▼

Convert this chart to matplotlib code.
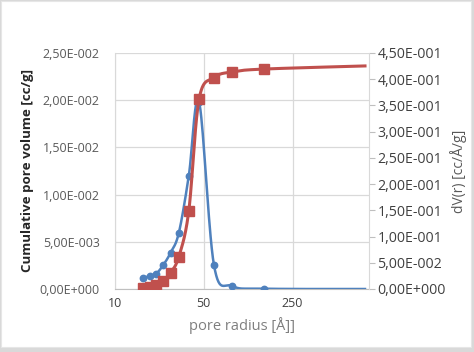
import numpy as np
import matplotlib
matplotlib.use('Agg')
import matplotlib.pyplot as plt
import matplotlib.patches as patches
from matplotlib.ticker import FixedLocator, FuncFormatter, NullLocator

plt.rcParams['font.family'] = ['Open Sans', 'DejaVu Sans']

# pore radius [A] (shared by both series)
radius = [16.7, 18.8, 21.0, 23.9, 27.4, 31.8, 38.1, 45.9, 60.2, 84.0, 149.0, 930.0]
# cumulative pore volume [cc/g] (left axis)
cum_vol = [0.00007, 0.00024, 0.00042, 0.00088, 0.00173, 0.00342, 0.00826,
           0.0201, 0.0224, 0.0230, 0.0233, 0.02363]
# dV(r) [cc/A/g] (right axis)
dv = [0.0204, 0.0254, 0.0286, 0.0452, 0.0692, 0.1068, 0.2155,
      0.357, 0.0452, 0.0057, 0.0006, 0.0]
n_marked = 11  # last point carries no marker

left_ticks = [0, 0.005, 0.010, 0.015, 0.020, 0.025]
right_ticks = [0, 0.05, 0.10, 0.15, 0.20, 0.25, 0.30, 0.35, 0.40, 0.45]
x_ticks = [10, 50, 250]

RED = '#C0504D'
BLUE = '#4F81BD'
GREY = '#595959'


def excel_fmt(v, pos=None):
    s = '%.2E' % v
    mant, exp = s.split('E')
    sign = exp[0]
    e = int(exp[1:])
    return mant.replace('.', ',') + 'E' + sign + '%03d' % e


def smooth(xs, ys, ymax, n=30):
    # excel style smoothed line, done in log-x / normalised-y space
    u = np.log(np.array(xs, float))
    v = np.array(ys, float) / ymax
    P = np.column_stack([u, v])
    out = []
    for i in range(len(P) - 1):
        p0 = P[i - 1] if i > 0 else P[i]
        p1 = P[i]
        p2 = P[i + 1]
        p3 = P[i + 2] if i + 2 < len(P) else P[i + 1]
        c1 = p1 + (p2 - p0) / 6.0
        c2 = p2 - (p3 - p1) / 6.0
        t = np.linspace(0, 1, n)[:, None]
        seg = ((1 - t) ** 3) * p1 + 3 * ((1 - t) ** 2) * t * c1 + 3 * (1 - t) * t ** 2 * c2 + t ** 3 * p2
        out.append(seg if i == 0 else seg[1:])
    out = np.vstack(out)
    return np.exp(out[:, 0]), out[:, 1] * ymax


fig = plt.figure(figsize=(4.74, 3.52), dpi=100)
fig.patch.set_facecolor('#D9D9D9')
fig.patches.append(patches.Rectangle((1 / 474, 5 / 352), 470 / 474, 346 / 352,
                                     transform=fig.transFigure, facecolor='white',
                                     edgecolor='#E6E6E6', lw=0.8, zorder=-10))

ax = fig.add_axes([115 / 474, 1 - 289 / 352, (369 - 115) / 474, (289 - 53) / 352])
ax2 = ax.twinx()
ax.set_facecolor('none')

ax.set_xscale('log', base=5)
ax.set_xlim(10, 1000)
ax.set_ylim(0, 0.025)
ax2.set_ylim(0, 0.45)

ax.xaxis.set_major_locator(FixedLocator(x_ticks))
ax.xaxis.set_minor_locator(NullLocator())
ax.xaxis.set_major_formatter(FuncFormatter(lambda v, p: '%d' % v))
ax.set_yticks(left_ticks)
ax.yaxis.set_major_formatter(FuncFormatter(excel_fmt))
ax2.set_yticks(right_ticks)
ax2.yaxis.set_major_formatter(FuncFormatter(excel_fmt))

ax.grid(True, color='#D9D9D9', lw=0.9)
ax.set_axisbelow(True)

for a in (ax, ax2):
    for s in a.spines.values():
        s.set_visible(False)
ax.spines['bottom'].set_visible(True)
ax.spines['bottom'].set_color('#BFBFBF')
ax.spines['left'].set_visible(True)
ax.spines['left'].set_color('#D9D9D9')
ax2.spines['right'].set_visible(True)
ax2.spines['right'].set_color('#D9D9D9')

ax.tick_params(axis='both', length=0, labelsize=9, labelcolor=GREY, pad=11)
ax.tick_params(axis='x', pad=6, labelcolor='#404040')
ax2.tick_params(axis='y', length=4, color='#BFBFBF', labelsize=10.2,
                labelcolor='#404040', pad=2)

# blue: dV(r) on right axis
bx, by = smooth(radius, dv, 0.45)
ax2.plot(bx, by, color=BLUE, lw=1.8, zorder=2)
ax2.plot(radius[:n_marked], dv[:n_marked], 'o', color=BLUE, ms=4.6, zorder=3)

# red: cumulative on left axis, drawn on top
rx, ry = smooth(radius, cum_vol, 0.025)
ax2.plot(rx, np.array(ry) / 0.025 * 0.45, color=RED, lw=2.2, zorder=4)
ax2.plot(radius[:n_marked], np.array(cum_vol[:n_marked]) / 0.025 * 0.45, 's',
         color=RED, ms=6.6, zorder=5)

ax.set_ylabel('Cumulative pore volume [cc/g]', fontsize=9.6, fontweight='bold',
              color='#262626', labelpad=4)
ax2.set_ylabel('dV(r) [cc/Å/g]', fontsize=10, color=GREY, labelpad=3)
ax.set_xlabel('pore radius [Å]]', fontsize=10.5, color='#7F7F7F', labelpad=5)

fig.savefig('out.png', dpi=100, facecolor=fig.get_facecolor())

▲

| What is needed |
Extract the lines exactly, please: the first line of the listing, the line with "return np.exp(out[:, 0]), out[:, 1]", and every line between them, but no pictures.

| Full response |
Convert this chart to matplotlib code.
import numpy as np
import matplotlib
matplotlib.use('Agg')
import matplotlib.pyplot as plt
import matplotlib.patches as patches
from matplotlib.ticker import FixedLocator, FuncFormatter, NullLocator

plt.rcParams['font.family'] = ['Open Sans', 'DejaVu Sans']

# pore radius [A] (shared by both series)
radius = [16.7, 18.8, 21.0, 23.9, 27.4, 31.8, 38.1, 45.9, 60.2, 84.0, 149.0, 930.0]
# cumulative pore volume [cc/g] (left axis)
cum_vol = [0.00007, 0.00024, 0.00042, 0.00088, 0.00173, 0.00342, 0.00826,
           0.0201, 0.0224, 0.0230, 0.0233, 0.02363]
# dV(r) [cc/A/g] (right axis)
dv = [0.0204, 0.0254, 0.0286, 0.0452, 0.0692, 0.1068, 0.2155,
      0.357, 0.0452, 0.0057, 0.0006, 0.0]
n_marked = 11  # last point carries no marker

left_ticks = [0, 0.005, 0.010, 0.015, 0.020, 0.025]
right_ticks = [0, 0.05, 0.10, 0.15, 0.20, 0.25, 0.30, 0.35, 0.40, 0.45]
x_ticks = [10, 50, 250]

RED = '#C0504D'
BLUE = '#4F81BD'
GREY = '#595959'


def excel_fmt(v, pos=None):
    s = '%.2E' % v
    mant, exp = s.split('E')
    sign = exp[0]
    e = int(exp[1:])
    return mant.replace('.', ',') + 'E' + sign + '%03d' % e


def smooth(xs, ys, ymax, n=30):
    # excel style smoothed line, done in log-x / normalised-y space
    u = np.log(np.array(xs, float))
    v = np.array(ys, float) / ymax
    P = np.column_stack([u, v])
    out = []
    for i in range(len(P) - 1):
        p0 = P[i - 1] if i > 0 else P[i]
        p1 = P[i]
        p2 = P[i + 1]
        p3 = P[i + 2] if i + 2 < len(P) else P[i + 1]
        c1 = p1 + (p2 - p0) / 6.0
        c2 = p2 - (p3 - p1) / 6.0
        t = np.linspace(0, 1, n)[:, None]
        seg = ((1 - t) ** 3) * p1 + 3 * ((1 - t) ** 2) * t * c1 + 3 * (1 - t) * t ** 2 * c2 + t ** 3 * p2
        out.append(seg if i == 0 else seg[1:])
    out = np.vstack(out)
    return np.exp(out[:, 0]), out[:, 1] * ymax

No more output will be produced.